On March 6, 1999, The Man and I got married. Or, “MAAH-WEED”, if you happen to be like me, and can’t utter that word without hearing the voice of Long Duck Dong saying it in Sixteen Candles–always a classic, favorite of ours.
Regardless, we’ve been hitched for 14 years, which means it’s actually the 2nd anniversary of the dreaded, “7-year itch”. Which, btw, never happened to us–at least not to me. Or to my knowledge. But second anniversaries are still technically the honeymoon phase, right? So with that in mind, I’ll just say it’s our second, so we can celebrate like newlyweds, and draw stares from people thinking, ‘look at those two…they need to get a room’…lol Fifty more years, and we’ll reach the milestone my parents would have, if they were alive today. HOLY COW…in 50 years I’ll be 91. Am I really thinking about canoodling at that age?
Somebody freaking smack me, will ya?!!
All kidding aside, I treasure all the years we’ve earned, and moments we’ve shared together, including the awesome, the crappy, and the ‘WTF just happened’ ones. Marriage is a package deal. Reading between the lines of traditional matrimonial vows proves it. For better or worse, for richer or poorer, in sickness and in health? Pretty strong evidence. If you’re really committed, it can be summed up with this statement, and you can move on to the reception: You get what you get, and you don’t pitch a fit. However, in the event you do toss caution to the wind, and throw a hissy….try not to go to bed mad. That’s the best piece of advice I can offer. Spending eternity with your soul mate can be hard work….but well worth the effort. Seriously.
Now. A tribute to THE MAN.
The Top Ten Reasons A Divorce Lawyer Will Never Get
My Our Money
1. The Man is frat-boy hot. In. Every. Way.

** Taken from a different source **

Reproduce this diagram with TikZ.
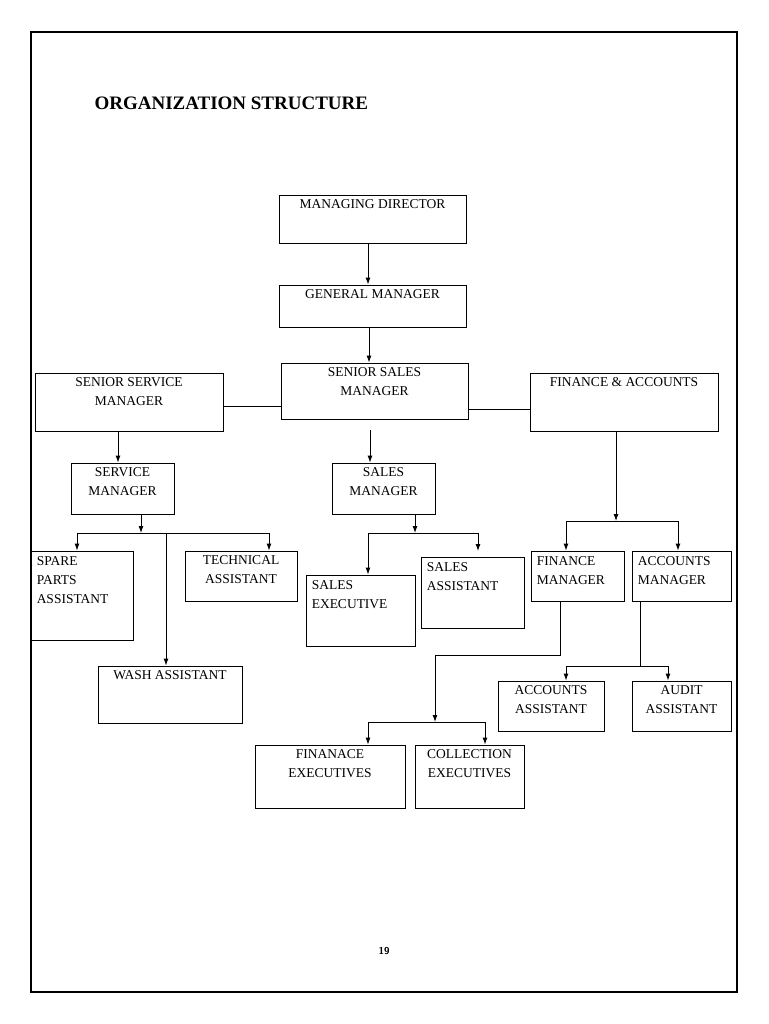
\documentclass[tikz,border=0pt]{standalone}
\usepackage{fontspec}
\setmainfont{Liberation Serif}
\usetikzlibrary{arrows.meta}

\tikzset{
  box/.style={draw, line width=0.9pt, rectangle, inner sep=0pt},
  top/.style={label={[anchor=north, align=center, inner sep=5pt, font=\fontsize{13.5}{19}\selectfont]north:#1}},
  topleft/.style={label={[anchor=north west, align=left, inner sep=6pt, font=\fontsize{13.5}{19}\selectfont]north west:#1}},
  arr/.style={-{Latex[length=7pt,width=5pt]}, line width=0.9pt},
  ln/.style={line width=0.9pt}
}

\begin{document}
\begin{tikzpicture}[x=1pt, y=-1pt]
    \useasboundingbox (0,0) rectangle (768,1024);
    \draw[line width=1.2pt] (31,32) rectangle (737,992);

    \node[anchor=base west, font=\bfseries\fontsize{19}{22}\selectfont] (title) at (91,110) {ORGANIZATION STRUCTURE};

    \node[box, minimum width=187, minimum height=48, top={MANAGING DIRECTOR}] (md) at (372.5,219) {};
    \node[box, minimum width=187, minimum height=42, top={GENERAL MANAGER}] (gm) at (372.5,306) {};
    \node[box, minimum width=187, minimum height=56, top={SENIOR SALES\\MANAGER}] (ssm) at (374.5,391) {};
    \node[box, minimum width=188, minimum height=58, top={SENIOR SERVICE\\MANAGER}] (srv) at (129,402) {};
    \node[box, minimum width=188, minimum height=58, top={FINANCE \& ACCOUNTS}] (fa) at (624,402) {};

    \node[box, minimum width=103, minimum height=51, top={SERVICE\\MANAGER}] (svm) at (122.5,488.5) {};
    \node[box, minimum width=103, minimum height=51, top={SALES\\MANAGER}] (slm) at (383.5,488.5) {};

    \node[box, minimum width=102, minimum height=89, topleft={SPARE\\PARTS\\ASSISTANT}] (spare) at (82,595.5) {};
    \node[box, minimum width=112, minimum height=50, top={TECHNICAL\\ASSISTANT}] (tech) at (241,576) {};
    \node[box, minimum width=144, minimum height=57, top={WASH ASSISTANT}] (wash) at (170,694.5) {};

    \node[box, minimum width=109, minimum height=71, topleft={SALES\\EXECUTIVE}] (sexe) at (360.5,610.5) {};
    \node[box, minimum width=103, minimum height=71, topleft={SALES\\ASSISTANT}] (sasst) at (472.5,592.5) {};

    \node[box, minimum width=93, minimum height=50, topleft={FINANCE\\MANAGER}] (fm) at (577.5,576) {};
    \node[box, minimum width=99, minimum height=50, topleft={ACCOUNTS\\MANAGER}] (am) at (681.5,576) {};

    \node[box, minimum width=106, minimum height=50, top={ACCOUNTS\\ASSISTANT}] (aa) at (551,706) {};
    \node[box, minimum width=99, minimum height=50, top={AUDIT\\ASSISTANT}] (audit) at (681.5,706) {};

    \node[box, minimum width=150, minimum height=63, top={FINANACE\\EXECUTIVES}] (fexe) at (330,776.5) {};
    \node[box, minimum width=109, minimum height=63, top={COLLECTION\\EXECUTIVES}] (cexe) at (469.5,776.5) {};

    \node[font=\sffamily\bfseries\fontsize{10}{12}\selectfont] (page) at (384,951) {19};

    % joints of the buses
    \coordinate (slfree) at (370,430);
    \coordinate (svbus) at (141,533);
    \coordinate (slbus) at (415,533);
    \coordinate (fabus) at (616,521);
    \coordinate (fmturn) at (560,655);
    \coordinate (fxbus) at (435,722);
    \coordinate (ambus) at (640,666);

    \draw[arr] (md.south -| 368,0) -- (gm.north -| 368,0);
    \draw[arr] (gm.south -| 369,0) -- (ssm.north -| 369,0);
    \draw[ln] (srv.east |- 0,406) -- (ssm.west |- 0,406);
    \draw[ln] (ssm.east |- 0,409) -- (fa.west |- 0,409);

    \draw[arr] (srv.south -| 118,0) -- (svm.north -| 118,0);
    \draw[arr] (slfree) -- (slm.north -| 370,0);
    \draw[arr] (fa.south -| 616,0) -- (fabus);

    \draw[arr] (svm.south -| 141,0) -- (svbus);
    \draw[ln] (svbus -| 77,0) -- (svbus -| 269,0);
    \draw[arr] (svbus -| 77,0) -- (spare.north -| 77,0);
    \draw[arr] (svbus -| 269,0) -- (tech.north -| 269,0);
    \draw[arr] (svbus -| 166,0) -- (wash.north -| 166,0);

    \draw[arr] (slm.south -| 415,0) -- (slbus);
    \draw[ln] (slbus -| 368,0) -- (slbus -| 478,0);
    \draw[arr] (slbus -| 368,0) -- (sexe.north -| 368,0);
    \draw[arr] (slbus -| 478,0) -- (478,551);

    \draw[ln] (fabus -| 566,0) -- (fabus -| 678,0);
    \draw[arr] (fabus -| 566,0) -- (fm.north -| 566,0);
    \draw[arr] (fabus -| 678,0) -- (am.north -| 678,0);

    \draw[arr] (fm.south -| fmturn) -- (fmturn) -- (fmturn -| fxbus) -- (fxbus);
    \draw[ln] (fxbus -| 368,0) -- (fxbus -| 485,0);
    \draw[arr] (fxbus -| 368,0) -- (fexe.north -| 368,0);
    \draw[arr] (fxbus -| 485,0) -- (cexe.north -| 485,0);

    \draw[ln] (am.south -| ambus) -- (ambus);
    \draw[ln] (ambus -| 566,0) -- (ambus -| 668,0);
    \draw[arr] (ambus -| 566,0) -- (aa.north -| 566,0);
    \draw[arr] (ambus -| 668,0) -- (audit.north -| 668,0);
\end{tikzpicture}
\end{document}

2. He understands that he lives with 4 females, and never leaves the seat up. Ever.
3. If one of The Beans is sick, The Man automatically takes the couch for the night (or the week), so she can sleep with me. Could be a selfish move, but still.
4. Despite, at first, saying the music was “kind of strange because of the violin”, he has become a diehard DMB fan, and completely understands that summer vacations must be planned around the tour schedule every year. It’s glorious. You can read about one of our adventures here.
5. He loves animals, and never scoffs when I announce it’s time to take in a new baby. In fact, at the moment, he wants a puppy. I do not.
6. When I said we needed to take the family on a 2000+ mile, cross-country road trip to Alabama, because I was homesick, he trusted me. Both times.
7. The Man swears he’s Southern, attended the University of Alabama, and played football for my beloved Crimson Tide. He also claims we met there, and I just don’t remember. All lies. He was born and raised right here in Los Angeles.
8. Regardless of what I cook, it always ‘the best meal I’ve ever made’, and he thanks me for it. Even if it’s ramen noodles or delivery pizza.
9. There is never a shortage of cheesy jokes and silly nicknames for everyone and everything, because The Man’s cup runneth over with them. It’s both maddening and endearing simultaneously.
10. I know he loves me fiercely, without restraint or condition, and we have walked through Hell with each other to get where we are. Everyday, we choose to keep on going…with each other.
You can’t divorce that.
Happy Anniversary, dear. I love you.